PARIS — Space Norway has concluded contracts with the Norwegian Ministry of Defence, the U.S. Air Force and commercial mobile satellite communications provider Inmarsat to fly three payloads on each of two satellites to be launched into highly elliptical orbit on a single SpaceX Falcon 9 rocket in 2022.
The partners include Northrop Grumman, which is under U.S. Air Force contract to build two modified Advanced-EHF payloads and, under a separate contract, will provide the satellite platforms.
Each satellite, a Northrop Grumman Innovation Systems GeoStar-3, is expected to weigh some 2,000 kilograms at launch and to provide 6 kW of power for 15 years’ in-orbit life to provide Arctic communications.
Space Norway will be selling capacity from its X-band payload to other NATO governments and has said it’s in talks with Britain, Canada, France and Germany.
The U.S. Air Force will integrate its Space Norway EHF payloads into the AEHF satellite constellation in geostationary orbit. This is apparently the first time that an operational U.S. military payload will fly on a commercial satellite.
London-based Inmarsat will lease the Ka-band payload — both military and commercial Ka-band — to add to its Global Xpress constellation in geostationary orbit to provide Arctic coverage for maritime and aeronautical users, including commercial aircraft at the edge of the Arctic, to provide them with a higher elevation angle than is possible from geostationary-orbit spacecraft.
The government of Norway has agreed to invest some $101 million into the project now that Space Norway has confirmed, with the U.S. military and Inmarsat commitments, the financial viability of the project, which will be managed by a subsidiary, called Space Norway Heosat AS.
Kjell-Ove Orderud Skare, the program’s manager at Space Norway, said the three customers’ payloads fill up the available space on the GEOStar-3, “which is key to making this a cost-effective solution.”
“We look forward to providing the world’s first and only mobile broadband service in the Arctic region, something which has long been an important objective for the Norwegian authorities.”
And not just Norwegian.

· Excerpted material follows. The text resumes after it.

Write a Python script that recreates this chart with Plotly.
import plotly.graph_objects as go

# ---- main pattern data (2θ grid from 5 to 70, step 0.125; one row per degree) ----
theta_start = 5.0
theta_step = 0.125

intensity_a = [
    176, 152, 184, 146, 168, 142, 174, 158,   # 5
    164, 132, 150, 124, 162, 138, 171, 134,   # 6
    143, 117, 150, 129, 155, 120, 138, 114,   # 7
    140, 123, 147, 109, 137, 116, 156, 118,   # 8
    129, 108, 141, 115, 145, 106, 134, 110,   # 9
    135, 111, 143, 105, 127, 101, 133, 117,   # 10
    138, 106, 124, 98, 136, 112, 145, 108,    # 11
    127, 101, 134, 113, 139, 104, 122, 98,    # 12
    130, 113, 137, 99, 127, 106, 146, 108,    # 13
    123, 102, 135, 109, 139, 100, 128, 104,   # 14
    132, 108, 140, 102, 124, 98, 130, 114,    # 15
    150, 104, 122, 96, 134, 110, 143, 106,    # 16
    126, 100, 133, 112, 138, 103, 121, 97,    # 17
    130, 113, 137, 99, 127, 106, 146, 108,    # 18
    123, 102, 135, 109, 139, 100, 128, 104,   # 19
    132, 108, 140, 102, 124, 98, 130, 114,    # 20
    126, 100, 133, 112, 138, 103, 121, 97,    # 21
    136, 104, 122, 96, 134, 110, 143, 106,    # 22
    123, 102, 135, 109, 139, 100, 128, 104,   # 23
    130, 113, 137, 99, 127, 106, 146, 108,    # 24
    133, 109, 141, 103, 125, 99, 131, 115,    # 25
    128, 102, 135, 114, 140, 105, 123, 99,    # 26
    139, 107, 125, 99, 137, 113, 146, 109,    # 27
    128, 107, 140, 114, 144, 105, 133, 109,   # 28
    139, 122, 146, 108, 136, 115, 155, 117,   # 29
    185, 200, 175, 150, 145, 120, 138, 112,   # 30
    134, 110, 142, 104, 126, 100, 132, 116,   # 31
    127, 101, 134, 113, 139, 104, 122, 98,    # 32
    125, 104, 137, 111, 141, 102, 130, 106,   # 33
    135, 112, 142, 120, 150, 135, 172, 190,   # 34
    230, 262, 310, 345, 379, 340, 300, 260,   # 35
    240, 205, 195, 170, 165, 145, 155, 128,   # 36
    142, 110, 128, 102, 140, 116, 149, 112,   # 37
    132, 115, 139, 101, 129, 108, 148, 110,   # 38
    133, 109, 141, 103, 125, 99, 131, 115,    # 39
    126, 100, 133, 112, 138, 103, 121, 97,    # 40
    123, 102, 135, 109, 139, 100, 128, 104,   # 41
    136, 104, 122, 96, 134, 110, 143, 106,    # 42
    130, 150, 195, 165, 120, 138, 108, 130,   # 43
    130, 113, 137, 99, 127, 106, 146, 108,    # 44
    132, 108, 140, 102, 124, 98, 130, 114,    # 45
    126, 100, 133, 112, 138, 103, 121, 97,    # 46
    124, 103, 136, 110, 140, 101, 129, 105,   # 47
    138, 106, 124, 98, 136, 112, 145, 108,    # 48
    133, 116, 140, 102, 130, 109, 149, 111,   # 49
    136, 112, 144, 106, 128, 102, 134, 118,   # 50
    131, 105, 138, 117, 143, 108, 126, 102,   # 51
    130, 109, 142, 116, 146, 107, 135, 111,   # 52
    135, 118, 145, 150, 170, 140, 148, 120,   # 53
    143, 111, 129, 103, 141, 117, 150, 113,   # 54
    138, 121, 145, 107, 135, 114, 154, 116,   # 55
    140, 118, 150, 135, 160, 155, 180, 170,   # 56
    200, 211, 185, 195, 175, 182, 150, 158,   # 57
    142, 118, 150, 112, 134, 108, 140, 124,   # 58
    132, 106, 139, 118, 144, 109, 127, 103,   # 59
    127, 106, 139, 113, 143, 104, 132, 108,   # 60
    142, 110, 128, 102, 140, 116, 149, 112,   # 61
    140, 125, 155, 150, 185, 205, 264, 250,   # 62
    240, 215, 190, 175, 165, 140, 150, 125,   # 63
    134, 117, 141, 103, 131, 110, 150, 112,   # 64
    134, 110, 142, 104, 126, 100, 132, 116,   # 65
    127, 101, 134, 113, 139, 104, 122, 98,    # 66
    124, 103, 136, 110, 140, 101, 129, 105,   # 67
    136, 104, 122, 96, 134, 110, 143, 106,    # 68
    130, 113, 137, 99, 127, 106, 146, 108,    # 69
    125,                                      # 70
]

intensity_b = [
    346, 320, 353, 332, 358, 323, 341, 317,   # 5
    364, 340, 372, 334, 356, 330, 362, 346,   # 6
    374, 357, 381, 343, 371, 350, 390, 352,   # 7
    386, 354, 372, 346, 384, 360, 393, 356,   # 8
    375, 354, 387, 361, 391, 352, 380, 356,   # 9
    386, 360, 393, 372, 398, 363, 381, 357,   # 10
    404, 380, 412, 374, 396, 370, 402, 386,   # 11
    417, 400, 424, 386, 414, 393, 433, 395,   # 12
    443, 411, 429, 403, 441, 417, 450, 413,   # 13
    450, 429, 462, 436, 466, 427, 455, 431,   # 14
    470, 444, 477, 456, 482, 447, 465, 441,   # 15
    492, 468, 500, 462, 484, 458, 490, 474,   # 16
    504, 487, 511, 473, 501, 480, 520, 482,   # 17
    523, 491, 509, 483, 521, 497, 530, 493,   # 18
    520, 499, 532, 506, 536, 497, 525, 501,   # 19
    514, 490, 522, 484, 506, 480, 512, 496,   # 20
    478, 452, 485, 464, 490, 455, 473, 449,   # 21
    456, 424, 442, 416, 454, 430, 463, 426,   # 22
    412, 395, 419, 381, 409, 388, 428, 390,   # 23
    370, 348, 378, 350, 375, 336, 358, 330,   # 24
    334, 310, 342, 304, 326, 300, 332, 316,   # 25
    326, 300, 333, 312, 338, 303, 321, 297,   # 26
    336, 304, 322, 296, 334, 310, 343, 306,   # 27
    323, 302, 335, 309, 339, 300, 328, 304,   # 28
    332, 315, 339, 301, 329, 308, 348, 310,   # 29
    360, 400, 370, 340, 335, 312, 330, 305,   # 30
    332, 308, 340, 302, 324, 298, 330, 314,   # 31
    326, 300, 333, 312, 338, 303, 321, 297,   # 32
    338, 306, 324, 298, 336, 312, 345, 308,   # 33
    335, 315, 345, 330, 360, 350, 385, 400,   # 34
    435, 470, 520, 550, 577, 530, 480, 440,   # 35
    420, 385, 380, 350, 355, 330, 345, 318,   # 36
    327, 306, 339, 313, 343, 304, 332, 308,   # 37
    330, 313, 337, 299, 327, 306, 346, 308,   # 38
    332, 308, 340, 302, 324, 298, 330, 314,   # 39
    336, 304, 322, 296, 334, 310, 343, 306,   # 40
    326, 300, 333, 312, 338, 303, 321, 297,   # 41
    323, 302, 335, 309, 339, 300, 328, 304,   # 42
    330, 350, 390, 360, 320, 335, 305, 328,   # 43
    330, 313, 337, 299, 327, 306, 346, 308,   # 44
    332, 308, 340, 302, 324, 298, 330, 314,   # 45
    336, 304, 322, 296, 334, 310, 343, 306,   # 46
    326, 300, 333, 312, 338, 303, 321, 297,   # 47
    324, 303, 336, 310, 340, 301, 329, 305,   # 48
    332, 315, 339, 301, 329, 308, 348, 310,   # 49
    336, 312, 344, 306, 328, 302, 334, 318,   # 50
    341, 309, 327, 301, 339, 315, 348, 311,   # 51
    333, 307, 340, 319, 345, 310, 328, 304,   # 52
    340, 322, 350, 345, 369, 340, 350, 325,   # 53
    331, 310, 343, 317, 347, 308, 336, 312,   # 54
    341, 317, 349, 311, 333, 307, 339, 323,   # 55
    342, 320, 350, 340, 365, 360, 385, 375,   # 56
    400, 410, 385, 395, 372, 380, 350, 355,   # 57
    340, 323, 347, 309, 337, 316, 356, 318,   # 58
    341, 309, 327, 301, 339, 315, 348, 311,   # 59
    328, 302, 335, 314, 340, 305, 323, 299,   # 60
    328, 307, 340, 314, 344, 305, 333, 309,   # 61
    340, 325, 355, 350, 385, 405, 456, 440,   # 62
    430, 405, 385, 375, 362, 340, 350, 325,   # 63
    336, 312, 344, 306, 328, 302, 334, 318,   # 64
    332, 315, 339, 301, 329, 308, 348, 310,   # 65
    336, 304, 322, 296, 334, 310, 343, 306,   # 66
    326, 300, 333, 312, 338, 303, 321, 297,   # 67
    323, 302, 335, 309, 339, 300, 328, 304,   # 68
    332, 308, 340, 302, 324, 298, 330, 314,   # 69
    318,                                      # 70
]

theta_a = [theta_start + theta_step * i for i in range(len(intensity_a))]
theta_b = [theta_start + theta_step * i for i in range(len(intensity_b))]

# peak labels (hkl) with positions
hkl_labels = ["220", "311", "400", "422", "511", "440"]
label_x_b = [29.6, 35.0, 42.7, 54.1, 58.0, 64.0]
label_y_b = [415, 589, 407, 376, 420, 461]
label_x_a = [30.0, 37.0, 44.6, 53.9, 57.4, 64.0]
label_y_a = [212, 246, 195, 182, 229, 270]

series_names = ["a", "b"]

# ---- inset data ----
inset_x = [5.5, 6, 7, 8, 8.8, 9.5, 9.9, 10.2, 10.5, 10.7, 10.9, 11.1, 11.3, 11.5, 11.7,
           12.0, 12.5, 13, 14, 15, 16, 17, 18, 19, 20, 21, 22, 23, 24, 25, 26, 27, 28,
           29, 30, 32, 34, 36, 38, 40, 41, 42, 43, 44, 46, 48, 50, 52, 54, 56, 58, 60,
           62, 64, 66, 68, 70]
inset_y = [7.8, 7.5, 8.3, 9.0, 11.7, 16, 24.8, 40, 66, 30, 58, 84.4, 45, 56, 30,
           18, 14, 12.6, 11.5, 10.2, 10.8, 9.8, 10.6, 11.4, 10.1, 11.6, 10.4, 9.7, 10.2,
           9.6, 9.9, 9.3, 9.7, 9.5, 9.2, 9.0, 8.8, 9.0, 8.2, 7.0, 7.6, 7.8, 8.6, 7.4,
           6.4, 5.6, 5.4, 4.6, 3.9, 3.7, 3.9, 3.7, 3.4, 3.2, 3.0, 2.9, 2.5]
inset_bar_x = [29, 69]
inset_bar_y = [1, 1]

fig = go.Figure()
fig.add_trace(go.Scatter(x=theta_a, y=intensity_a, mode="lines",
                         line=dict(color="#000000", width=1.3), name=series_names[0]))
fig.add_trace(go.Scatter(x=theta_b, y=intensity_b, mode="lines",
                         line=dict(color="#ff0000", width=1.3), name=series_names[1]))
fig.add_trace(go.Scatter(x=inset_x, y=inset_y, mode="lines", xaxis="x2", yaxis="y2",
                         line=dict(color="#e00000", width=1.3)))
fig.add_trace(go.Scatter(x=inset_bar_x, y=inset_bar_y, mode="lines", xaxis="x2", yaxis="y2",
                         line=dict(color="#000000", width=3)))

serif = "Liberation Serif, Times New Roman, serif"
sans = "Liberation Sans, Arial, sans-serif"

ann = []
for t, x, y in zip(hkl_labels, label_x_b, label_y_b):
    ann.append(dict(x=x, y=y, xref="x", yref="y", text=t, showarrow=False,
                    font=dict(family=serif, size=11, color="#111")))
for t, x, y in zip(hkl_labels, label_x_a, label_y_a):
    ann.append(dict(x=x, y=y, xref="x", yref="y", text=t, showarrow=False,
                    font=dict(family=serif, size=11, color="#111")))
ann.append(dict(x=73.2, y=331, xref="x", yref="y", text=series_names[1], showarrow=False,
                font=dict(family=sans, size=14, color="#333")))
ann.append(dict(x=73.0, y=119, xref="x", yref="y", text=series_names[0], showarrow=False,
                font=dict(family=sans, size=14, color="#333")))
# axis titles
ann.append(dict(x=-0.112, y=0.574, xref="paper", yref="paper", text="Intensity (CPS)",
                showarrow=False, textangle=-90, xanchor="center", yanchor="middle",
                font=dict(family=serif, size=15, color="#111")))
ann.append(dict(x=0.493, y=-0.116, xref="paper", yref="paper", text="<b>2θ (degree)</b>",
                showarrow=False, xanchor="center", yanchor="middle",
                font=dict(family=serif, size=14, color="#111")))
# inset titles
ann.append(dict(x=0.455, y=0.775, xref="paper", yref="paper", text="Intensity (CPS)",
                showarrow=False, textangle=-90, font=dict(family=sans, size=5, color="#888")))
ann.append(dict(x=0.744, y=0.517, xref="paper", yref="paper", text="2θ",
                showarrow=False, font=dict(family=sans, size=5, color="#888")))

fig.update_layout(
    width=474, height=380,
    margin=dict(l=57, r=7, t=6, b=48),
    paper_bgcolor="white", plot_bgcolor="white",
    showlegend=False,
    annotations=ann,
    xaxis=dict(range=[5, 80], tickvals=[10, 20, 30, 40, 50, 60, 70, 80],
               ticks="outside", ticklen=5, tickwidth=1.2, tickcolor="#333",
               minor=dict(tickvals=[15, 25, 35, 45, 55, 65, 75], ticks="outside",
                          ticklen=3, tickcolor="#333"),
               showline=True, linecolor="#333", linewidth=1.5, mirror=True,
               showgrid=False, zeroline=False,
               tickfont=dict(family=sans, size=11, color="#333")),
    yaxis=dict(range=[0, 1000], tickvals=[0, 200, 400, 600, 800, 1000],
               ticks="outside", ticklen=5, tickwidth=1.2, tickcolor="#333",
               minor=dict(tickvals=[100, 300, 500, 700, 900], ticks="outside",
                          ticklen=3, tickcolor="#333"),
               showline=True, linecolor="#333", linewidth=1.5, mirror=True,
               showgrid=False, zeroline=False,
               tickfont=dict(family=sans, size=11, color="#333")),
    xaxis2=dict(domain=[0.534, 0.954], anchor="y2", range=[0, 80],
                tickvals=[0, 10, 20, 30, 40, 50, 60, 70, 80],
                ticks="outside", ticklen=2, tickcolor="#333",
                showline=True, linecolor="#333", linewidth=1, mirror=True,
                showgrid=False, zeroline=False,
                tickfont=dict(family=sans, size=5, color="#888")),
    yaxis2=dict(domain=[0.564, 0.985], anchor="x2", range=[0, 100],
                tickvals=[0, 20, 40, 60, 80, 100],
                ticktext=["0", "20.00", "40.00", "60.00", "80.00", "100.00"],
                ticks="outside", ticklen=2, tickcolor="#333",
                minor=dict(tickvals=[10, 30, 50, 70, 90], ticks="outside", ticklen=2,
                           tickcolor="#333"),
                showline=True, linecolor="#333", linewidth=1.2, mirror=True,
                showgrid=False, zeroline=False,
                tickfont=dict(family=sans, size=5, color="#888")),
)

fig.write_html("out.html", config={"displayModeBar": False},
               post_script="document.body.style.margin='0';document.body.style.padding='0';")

The U.S. and Canadian militaries for years have tried to structure a system that would serve the relatively modest, but strategically important, bandwidth requirements in the Arctic but have come up short.
It took Space Norway Heosat, created in 2018, to close the business case by assembling Norwegian and U.S. military demand, plus Inmarsat’s commercial ambition.
Even with the U.S. Air Force as a customer, the Norwegian government had withheld its promised financial support until the business case was firmly closed. That happened with the arrival of Inmarsat.
The confirmation of the Space Norway Heosat program could remove one sales argument used by backers of proposed constellations of low-orbiting broadband satellites, almost all of which view government business as a key customer set.
Inmarsat designed the Ka-band payload on the Space Norway satellites using some of the same specifications used for the next-generation Inmarsat 7,8 and 9 Global Xpress spacecraft recently contracted from Airbus Defence and Space.
But the contracting of the Ka-band payload, also to be built by Northrop Grumman, was left to Space Norway. Inmarsat will be leasing all the Ka-band capacity over the satellites’ 15-year operational lives.
The payloads in the highly elliptical orbit, which allows them to linger over the Arctic, will have some of the same software-defined flexibility as the Airbus-built satellites.
Inmarsat Chief Technology Officer Peter Hadinger said each Space Norway Ka-band payload will have substantially less capacity than the three Airbus satellites. What matters, he said, is to provide coverage whose importance to governments and to some commercial airlines and maritime fleet operators goes well beyond the modest bandwidth requirements of the region.
“It’s hard for any one entity to cover the business case on its own,” Hadinger said of the need for Space Norway to assemble all three of its customers.
“But once somebody’s done it, the market for somebody to do another one is pretty small,” Hadinger said. “I expect that you will see countries that had been contemplating how to do this start to cut their own deals with each of the three parties for some amount of the capacity.”
Hadinger said the several years it took Space Norway to close its business case is a lesson that the LEO broadband constellations would do well to learn.
“Going into the mobility market, there is a take-up rate that is not instantaneous. This has been true of every generation of mobile equipment we’ve deployed. It takes a long time,” Hadinger said.
“Especially for a government user it takes a long time. They say: ‘OK, once you’ve deployed, come and take do us. Then we’ll test it. After we’ve done our op/eval testing, we’ll put in a budget request.’ Then that goes to Congress, and a few years later you get the money. They they have to put it out for a bid, and select a contractor. Then you go through the process of getting it installed, which may take a couple of years.
“We have designed this not for Singapore, unlike a LEO constellation whose satellites need to be designed for peak demand. We’ve designed it specifically for Arctic coverage. That’s what it’s sized for and what the gateways are for.”